Gertner reports that Kleiner eventually uncovered promising ideas in California, Massachusetts, Florida, Texas, Pennsylvania, New York, New Jersey and Georgia, as well as in Israel, Germany and China. Kleiner keeps its “map of grand challenges” a close-held secret, but the government could probably put together its own map to help guide policies and investments that could help make the potential benefits of a vigorous green sector a reality. Gertner asserts that venture capitalists are counting on partnering with the government to help ensure that a green economic sector emerges.
“At Kleiner, you rarely go a day without hearing how new federal laws that put a price on carbon emissions, for example, and that mandate levels of renewable electricity production could speed the adoption of green energy. The partners often made the case to me that if our national science budget for renewables and efficiency (about $1 billion annually) were brought in line with that of the National Institutes of Health (about $29 billion), a torrent of projects and jobs would be unleashed. … Jeffrey Sachs, an economist and the head of Columbia University’s Earth Institute, put it this way: ‘I think the private-sector investments that are being made are going to make a very big difference, but one can see where the bottlenecks will come if this is only left to private capital.’ Sachs notes that putting a price on carbon is a crucial action. But it’s not the only one. The electricity grid, he says, would almost surely need to be rebuilt as the country switched to renewables, a change requiring federal financing and policy action in land use, interstate law and liability.”

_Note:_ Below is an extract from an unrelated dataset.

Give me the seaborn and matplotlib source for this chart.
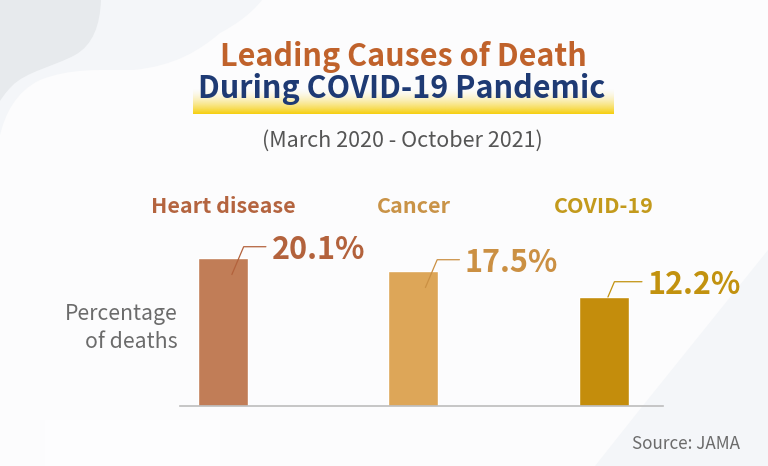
import numpy as np
import pandas as pd
import matplotlib
matplotlib.use("Agg")
import matplotlib.pyplot as plt
import matplotlib.transforms as mtransforms
from matplotlib.path import Path
from matplotlib.patches import PathPatch, Rectangle
import seaborn as sns

# ---------------- data ----------------
causes = ["Heart disease", "Cancer", "COVID-19"]
share_pct = [20.1, 17.5, 12.2]
value_labels = ["20.1%", "17.5%", "12.2%"]

title_line1 = "Leading Causes of Death"
title_line2 = "During COVID-19 Pandemic"
subtitle = "(March 2020 - October 2021)"
axis_label_lines = ["Percentage", "of deaths"]
source_note = "Source: JAMA"

# ---------------- styles ----------------
bar_colors = ["#C17D57", "#DDA658", "#C48D0C"]
value_colors = ["#B3623C", "#CB9043", "#C2920F"]
cat_colors = ["#B4643F", "#C99347", "#C39A1C"]
leader_dx_px = [9, 12, 4]
leader_drop_px = [17, 17, 0]
leader_rise_pt = [20, 20, 11]
leader_run_pt = 24.5
label_gap_pt = 4.0

W, H = 768, 466
sns.set_theme(style="white")
plt.rcParams["font.family"] = ["Noto Sans CJK JP", "DejaVu Sans"]

fig = plt.figure(figsize=(W / 100, H / 100), dpi=100, facecolor="#FCFCFD")


def fx(px):
    return px / W


def fy(py):
    return 1 - py / H


def blob(points, codes, color, z):
    verts = [(fx(x), fy(y)) for x, y in points]
    p = PathPatch(Path(verts, codes), facecolor=color, edgecolor="none",
                  transform=fig.transFigure, zorder=z)
    fig.add_artist(p)


M, L, C, Z = Path.MOVETO, Path.LINETO, Path.CURVE4, Path.CLOSEPOLY
# light decorative blob top-left
blob([(0, 0), (262, 0),
      (250, 15), (235, 25), (220, 33),
      (200, 50), (175, 66), (133, 70),
      (100, 70), (70, 68), (40, 80),
      (15, 92), (5, 115), (0, 135),
      (0, 0)],
     [M, L, C, C, C, C, C, C, C, C, C, C, C, C, Z], "#F4F6F9", -10)
# darker blob top-left
blob([(0, 0), (101, 0),
      (100, 25), (93, 45), (75, 55),
      (55, 66), (25, 72), (12, 86),
      (5, 93), (2, 98), (0, 101),
      (0, 0)],
     [M, L, C, C, C, C, C, C, C, C, C, Z], "#E7EAED", -9)
# light area bottom-right
blob([(768, 250), (720, 310), (655, 390), (595, 466), (768, 466), (768, 250)],
     [M, C, C, C, L, Z], "#F4F6F9", -10)
# faint white patch bottom-left
fig.add_artist(Rectangle((fx(45), 0), fx(175), 46 / H, facecolor="#FFFFFF",
                         edgecolor="none", alpha=0.6, transform=fig.transFigure,
                         zorder=-8))

# yellow highlight under second title line
hl = fig.add_axes([fx(193), fy(114), fx(421), 26 / H], zorder=0.5)
t = np.linspace(0, 1, 60)[:, None]
grad = np.zeros((60, 2, 4))
grad[..., 0] = 0xF6 / 255
grad[..., 1] = 0xCF / 255
grad[..., 2] = 0x0E / 255
grad[..., 3] = np.clip(t ** 1.6, 0, 1)
hl.imshow(grad, aspect="auto", extent=[0, 1, 0, 1], interpolation="bilinear")
hl.axis("off")

# ---------------- main chart ----------------
ax = fig.add_axes([fx(180), fy(406), fx(663 - 180), (406 - 190) / H], zorder=1)
ax.set_facecolor("none")

offset = 9.6


def fwd(y):
    y = np.asarray(y, dtype=float)
    return np.where(y > 0, y + offset, y)


def inv(v):
    v = np.asarray(v, dtype=float)
    return np.where(v > offset, v - offset, np.where(v > 0, 0.0, v))


ax.set_yscale("function", functions=(fwd, inv))

df = pd.DataFrame({"cause": causes, "pct": share_pct})
sns.barplot(data=df, x="cause", y="pct", hue="cause", palette=bar_colors,
            width=0.2625, saturation=1, legend=False, ax=ax)

ax.set_xlim(-0.225, 2.31)
ax.set_ylim(0, 43.2 - offset)
ax.set_xticks([])
ax.set_yticks([])
ax.set_xlabel("")
ax.set_ylabel("")
for s in ["top", "right", "left"]:
    ax.spines[s].set_visible(False)
ax.spines["bottom"].set_color("#BDBDBD")
ax.spines["bottom"].set_linewidth(1.2)

blend = mtransforms.blended_transform_factory(ax.transData, ax.transAxes)
for i, (name, v, lab) in enumerate(zip(causes, share_pct, value_labels)):
    ax.text(i, (406 - 213) / 216, name, transform=blend, ha="center",
            va="baseline", fontsize=15.5, fontweight="bold", color=cat_colors[i])
    start_tr = mtransforms.offset_copy(ax.transData, fig=fig, x=leader_dx_px[i],
                                       y=-leader_drop_px[i], units="dots")
    ax.annotate("", xy=(i, v), xycoords=start_tr,
                xytext=(leader_run_pt, leader_rise_pt[i]), textcoords="offset points",
                arrowprops=dict(arrowstyle="-", color=value_colors[i], lw=0.9,
                                shrinkA=0, shrinkB=0,
                                connectionstyle="angle,angleA=0,angleB=67,rad=0"),
                annotation_clip=False)
    ax.annotate(lab, xy=(i, v), xycoords=start_tr,
                xytext=(leader_run_pt + label_gap_pt, leader_rise_pt[i]),
                textcoords="offset points", ha="left", va="center_baseline",
                fontsize=22, fontweight="bold", color=value_colors[i],
                annotation_clip=False)

# ---------------- texts ----------------
fig.text(fx(403), fy(66), title_line1, ha="center", va="baseline",
         fontsize=22, fontweight="bold", color="#C0622B")
fig.text(fx(402), fy(98), title_line2, ha="center", va="baseline",
         fontsize=22, fontweight="bold", color="#1E3A74")
fig.text(fx(402), fy(147), subtitle, ha="center", va="baseline",
         fontsize=15.5, color="#555555")
fig.text(fx(178), fy(320), axis_label_lines[0], ha="right", va="baseline",
         fontsize=15.3, color="#6B6B6B")
fig.text(fx(178), fy(348), axis_label_lines[1], ha="right", va="baseline",
         fontsize=15.3, color="#6B6B6B")
fig.text(fx(740), fy(449), source_note, ha="right", va="baseline",
         fontsize=12.3, color="#6B6B6B")

fig.savefig("out.png", dpi=100, facecolor=fig.get_facecolor())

It is this kind of public/private partnership for which Google and General Electric are lobbying [see my post GE, Google, and Grids]. Gertner wonders, however, if the current enthusiasm for a green economy is not just another craze that will create a bubble that will eventually burst like all the bubbles before it. Executives at Kleiner admit that possibility exists but like Tom Friedman they note that such booms “often have a way of building up a useful infrastructure, even when they expand too far. Energy would be a far bigger market than the Internet, meaning a much bigger boom.” Gertner notes that not everyone believes that a green economy will emerge.

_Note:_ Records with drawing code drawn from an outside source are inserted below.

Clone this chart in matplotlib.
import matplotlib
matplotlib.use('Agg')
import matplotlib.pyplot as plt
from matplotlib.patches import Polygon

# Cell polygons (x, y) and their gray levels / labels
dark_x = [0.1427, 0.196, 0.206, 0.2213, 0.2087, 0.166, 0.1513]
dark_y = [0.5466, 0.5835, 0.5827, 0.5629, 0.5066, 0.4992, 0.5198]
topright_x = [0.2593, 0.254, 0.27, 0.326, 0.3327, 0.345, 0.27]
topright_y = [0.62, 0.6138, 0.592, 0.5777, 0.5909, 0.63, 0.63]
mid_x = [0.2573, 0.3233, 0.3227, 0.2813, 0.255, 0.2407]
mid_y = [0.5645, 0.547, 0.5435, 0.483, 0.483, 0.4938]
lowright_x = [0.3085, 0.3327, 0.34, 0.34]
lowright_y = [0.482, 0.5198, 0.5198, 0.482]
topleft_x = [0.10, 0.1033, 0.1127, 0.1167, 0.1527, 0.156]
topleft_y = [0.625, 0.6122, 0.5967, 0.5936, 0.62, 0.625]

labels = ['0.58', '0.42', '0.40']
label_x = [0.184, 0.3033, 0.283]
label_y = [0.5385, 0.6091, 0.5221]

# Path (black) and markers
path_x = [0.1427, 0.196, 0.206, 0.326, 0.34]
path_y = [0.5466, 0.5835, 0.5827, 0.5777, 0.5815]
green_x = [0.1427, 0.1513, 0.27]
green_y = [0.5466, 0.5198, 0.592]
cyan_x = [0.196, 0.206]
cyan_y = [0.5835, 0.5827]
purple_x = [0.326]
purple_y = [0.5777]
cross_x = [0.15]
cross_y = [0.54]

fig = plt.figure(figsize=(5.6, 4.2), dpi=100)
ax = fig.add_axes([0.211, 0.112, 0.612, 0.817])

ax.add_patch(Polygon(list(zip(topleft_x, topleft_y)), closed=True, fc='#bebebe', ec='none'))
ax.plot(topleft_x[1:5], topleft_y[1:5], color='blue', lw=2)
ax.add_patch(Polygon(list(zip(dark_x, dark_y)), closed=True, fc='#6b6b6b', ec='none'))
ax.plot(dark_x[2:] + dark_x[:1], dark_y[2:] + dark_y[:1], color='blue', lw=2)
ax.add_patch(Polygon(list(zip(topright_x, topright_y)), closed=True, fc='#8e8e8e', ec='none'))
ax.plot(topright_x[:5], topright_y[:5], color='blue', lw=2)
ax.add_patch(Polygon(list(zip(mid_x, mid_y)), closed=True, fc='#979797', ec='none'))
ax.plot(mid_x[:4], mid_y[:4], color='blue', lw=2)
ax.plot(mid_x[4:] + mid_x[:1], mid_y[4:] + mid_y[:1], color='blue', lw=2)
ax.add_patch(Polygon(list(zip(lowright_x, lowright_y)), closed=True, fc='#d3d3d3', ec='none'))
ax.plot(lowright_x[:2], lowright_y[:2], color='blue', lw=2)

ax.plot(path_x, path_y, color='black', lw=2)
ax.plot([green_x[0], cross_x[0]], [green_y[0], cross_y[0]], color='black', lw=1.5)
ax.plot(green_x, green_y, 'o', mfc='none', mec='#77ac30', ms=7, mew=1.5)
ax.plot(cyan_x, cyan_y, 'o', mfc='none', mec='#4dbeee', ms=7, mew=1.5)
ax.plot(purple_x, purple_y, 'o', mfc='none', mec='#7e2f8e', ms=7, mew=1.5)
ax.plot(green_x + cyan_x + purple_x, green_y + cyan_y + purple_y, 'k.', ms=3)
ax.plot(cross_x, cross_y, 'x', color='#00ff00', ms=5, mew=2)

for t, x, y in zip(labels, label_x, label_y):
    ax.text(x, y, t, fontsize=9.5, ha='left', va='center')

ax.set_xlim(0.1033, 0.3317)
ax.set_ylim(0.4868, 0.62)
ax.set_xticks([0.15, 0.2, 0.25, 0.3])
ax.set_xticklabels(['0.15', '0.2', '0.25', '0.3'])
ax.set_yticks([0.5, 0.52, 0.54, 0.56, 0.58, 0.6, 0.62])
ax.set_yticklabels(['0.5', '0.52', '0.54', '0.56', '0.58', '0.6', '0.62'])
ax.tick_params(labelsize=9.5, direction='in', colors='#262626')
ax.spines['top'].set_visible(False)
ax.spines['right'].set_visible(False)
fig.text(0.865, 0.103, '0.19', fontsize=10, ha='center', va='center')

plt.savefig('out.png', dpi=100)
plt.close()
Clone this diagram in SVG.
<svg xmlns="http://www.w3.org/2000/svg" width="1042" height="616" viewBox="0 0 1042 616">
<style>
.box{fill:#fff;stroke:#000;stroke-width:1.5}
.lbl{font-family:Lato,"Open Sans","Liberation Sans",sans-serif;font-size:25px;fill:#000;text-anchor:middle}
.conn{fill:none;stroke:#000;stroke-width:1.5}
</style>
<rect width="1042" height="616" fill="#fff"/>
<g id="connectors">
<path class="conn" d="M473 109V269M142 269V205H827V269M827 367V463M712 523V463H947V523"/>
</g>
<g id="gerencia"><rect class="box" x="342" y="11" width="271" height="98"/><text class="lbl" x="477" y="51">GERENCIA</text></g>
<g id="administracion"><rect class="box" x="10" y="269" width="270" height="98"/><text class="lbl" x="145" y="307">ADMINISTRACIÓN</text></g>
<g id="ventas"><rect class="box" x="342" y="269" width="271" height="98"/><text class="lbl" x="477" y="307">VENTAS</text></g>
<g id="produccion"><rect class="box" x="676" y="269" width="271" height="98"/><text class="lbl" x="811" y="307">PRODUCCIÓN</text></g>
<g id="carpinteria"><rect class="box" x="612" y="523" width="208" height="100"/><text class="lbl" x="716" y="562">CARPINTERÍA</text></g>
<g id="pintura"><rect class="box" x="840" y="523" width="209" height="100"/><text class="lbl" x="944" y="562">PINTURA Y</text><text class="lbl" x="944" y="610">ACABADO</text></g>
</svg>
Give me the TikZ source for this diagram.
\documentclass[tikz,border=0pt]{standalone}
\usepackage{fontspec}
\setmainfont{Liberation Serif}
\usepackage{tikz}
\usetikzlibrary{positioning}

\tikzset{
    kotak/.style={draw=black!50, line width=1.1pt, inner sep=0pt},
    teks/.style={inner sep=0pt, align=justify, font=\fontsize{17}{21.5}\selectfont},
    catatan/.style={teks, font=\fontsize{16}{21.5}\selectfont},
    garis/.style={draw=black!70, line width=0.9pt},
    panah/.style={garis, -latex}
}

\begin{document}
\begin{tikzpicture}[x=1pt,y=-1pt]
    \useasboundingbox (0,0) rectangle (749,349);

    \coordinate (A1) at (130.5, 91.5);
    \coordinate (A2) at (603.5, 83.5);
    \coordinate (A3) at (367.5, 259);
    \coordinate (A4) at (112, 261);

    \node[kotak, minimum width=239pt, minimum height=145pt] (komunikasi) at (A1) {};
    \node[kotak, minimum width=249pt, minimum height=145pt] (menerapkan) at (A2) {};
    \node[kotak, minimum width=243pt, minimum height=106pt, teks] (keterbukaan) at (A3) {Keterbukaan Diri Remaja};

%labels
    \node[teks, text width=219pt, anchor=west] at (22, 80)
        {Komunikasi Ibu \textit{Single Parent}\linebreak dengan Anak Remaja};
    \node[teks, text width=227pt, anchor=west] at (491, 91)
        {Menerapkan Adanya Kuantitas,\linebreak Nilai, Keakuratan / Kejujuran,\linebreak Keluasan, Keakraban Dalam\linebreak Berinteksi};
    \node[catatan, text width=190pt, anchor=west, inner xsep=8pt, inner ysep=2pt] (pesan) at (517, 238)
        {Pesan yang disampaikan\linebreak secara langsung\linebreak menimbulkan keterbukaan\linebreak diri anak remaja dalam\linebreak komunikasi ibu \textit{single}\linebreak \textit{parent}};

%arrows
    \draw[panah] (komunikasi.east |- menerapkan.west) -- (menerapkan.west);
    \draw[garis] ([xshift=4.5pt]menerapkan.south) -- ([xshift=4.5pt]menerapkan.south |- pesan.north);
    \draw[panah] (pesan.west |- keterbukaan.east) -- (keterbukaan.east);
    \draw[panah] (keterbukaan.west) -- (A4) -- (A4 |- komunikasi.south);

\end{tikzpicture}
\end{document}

“‘Clean tech brings out a really emotional response in people in the valley,’ Paul Kedrosky says. ‘They react strongly to the idea that this has to succeed because it’s really important, because it’s too big to fail. Because that has nothing to do with whether or not you can make money on it.'”
Kleiner is betting that the “green” in a green economy will represent profits as much as environmental friendliness. Tom Friedman, Barack Obama and John McCain also believe that America’s future lies along the path that leads to a greener and more vigorous economy. Let’s hope they’re right.